A judgment as guiding light

As events since 2013 have shown us, not only is the Bharatiya Janata Party-led government keen on rolling back some of the benefits that the central law offers, several States — Tamil Nadu, Rajasthan and Gujarat, among others — have already either amended the new law or enacted legislation of their own, creating sui generis processes that permit takings even in the absence of a direct public purpose. In other States such as Telangana, plans are afoot to amend the land law in such a manner as to do away with the requirement of consent when acquiring property for private companies so long as the acquisition is for a public purpose.

Many of these State laws offend the Constitution’s guarantee of equal treatment, but unless the courts make express declarations to such an effect, they are likely to be widely deployed to acquire land by eschewing the LARR Act and by extending the meaning of public purpose to absurd lengths. Particularly since the 44th amendment to the Constitution, different governments in India have behaved with an apparent belief that their authority is boundless.
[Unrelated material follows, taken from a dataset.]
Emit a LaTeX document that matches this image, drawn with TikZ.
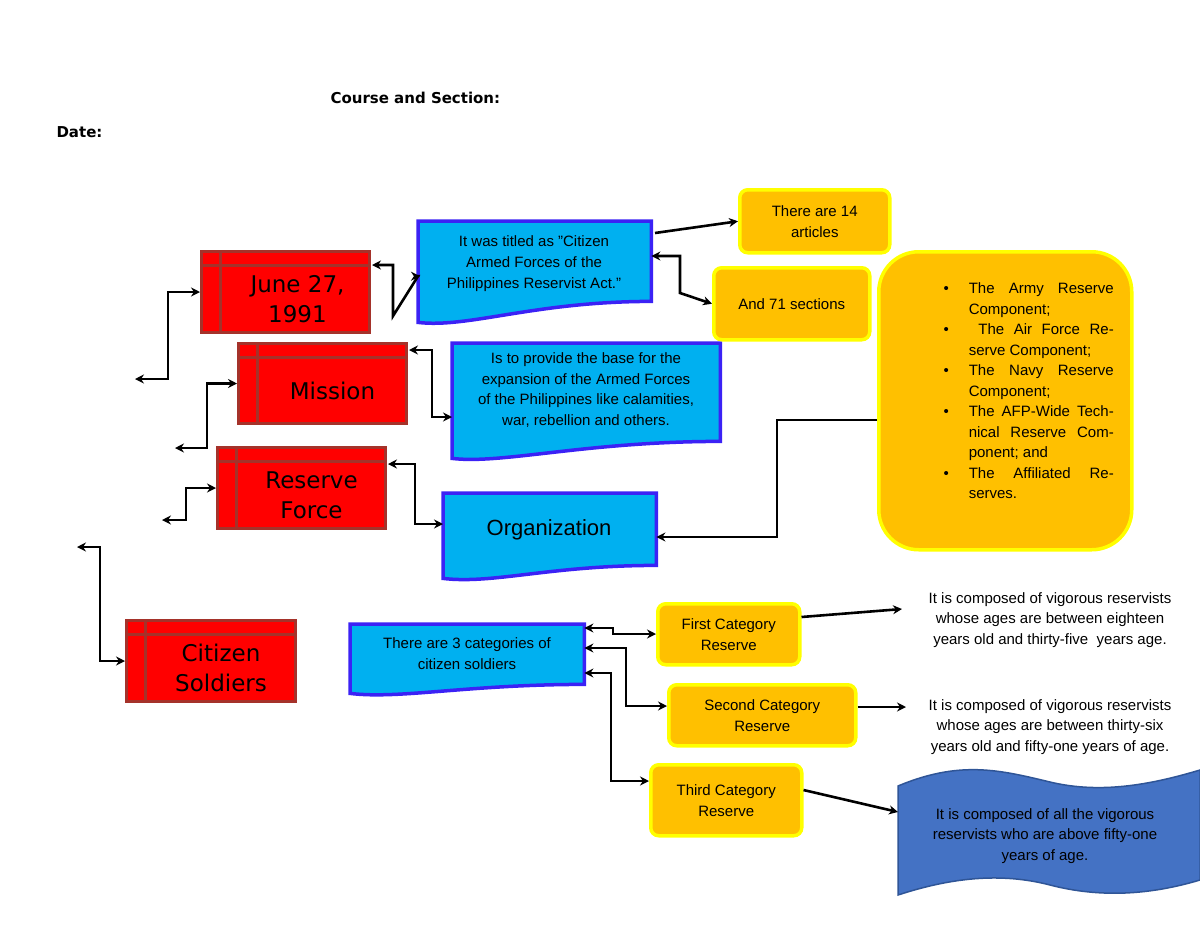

Possession of land is taken on a whim, payment of compensation, often a meagre amount, is routinely delayed, and public hearings prior to any acquisition, if conducted, are treated as inconvenient formalities.

The LARR Act was never going to be a panacea to all these evils; it’s barely revolutionary when you consider that it does little to topple the state’s supposed sovereign hold over all land. But in comparative terms it is certainly a progressive legislation. At the very least it redefines the manner in which the state ought to exercise its immense power to take property. The effort by different State governments to negate this enactment’s core promise is therefore a matter of regret. When viewed thus, Justice Gowda’s judgment has to be seen as not only a positive affirmation of the law, but also as one that could guide the Supreme Court towards interpreting the Constitution in its finest light.

There is nothing implicitly wrong in adopting a welfare-based conception of the right to property, where the state sees it as its duty to regulate ownership of land, among other resources. After all, in every state where a right to property is considered sacrosanct, those classes of people without property have little to benefit from. But what we have today in India is a selective preservation of property rights, where the least advantaged amongst us also bears the greatest burden in terms of relinquishing ownership of land. No reasonable theory of justice can validate this terrifying anomaly.

Suhrith Parthasarathy is an advocate practising at the Madras High Court.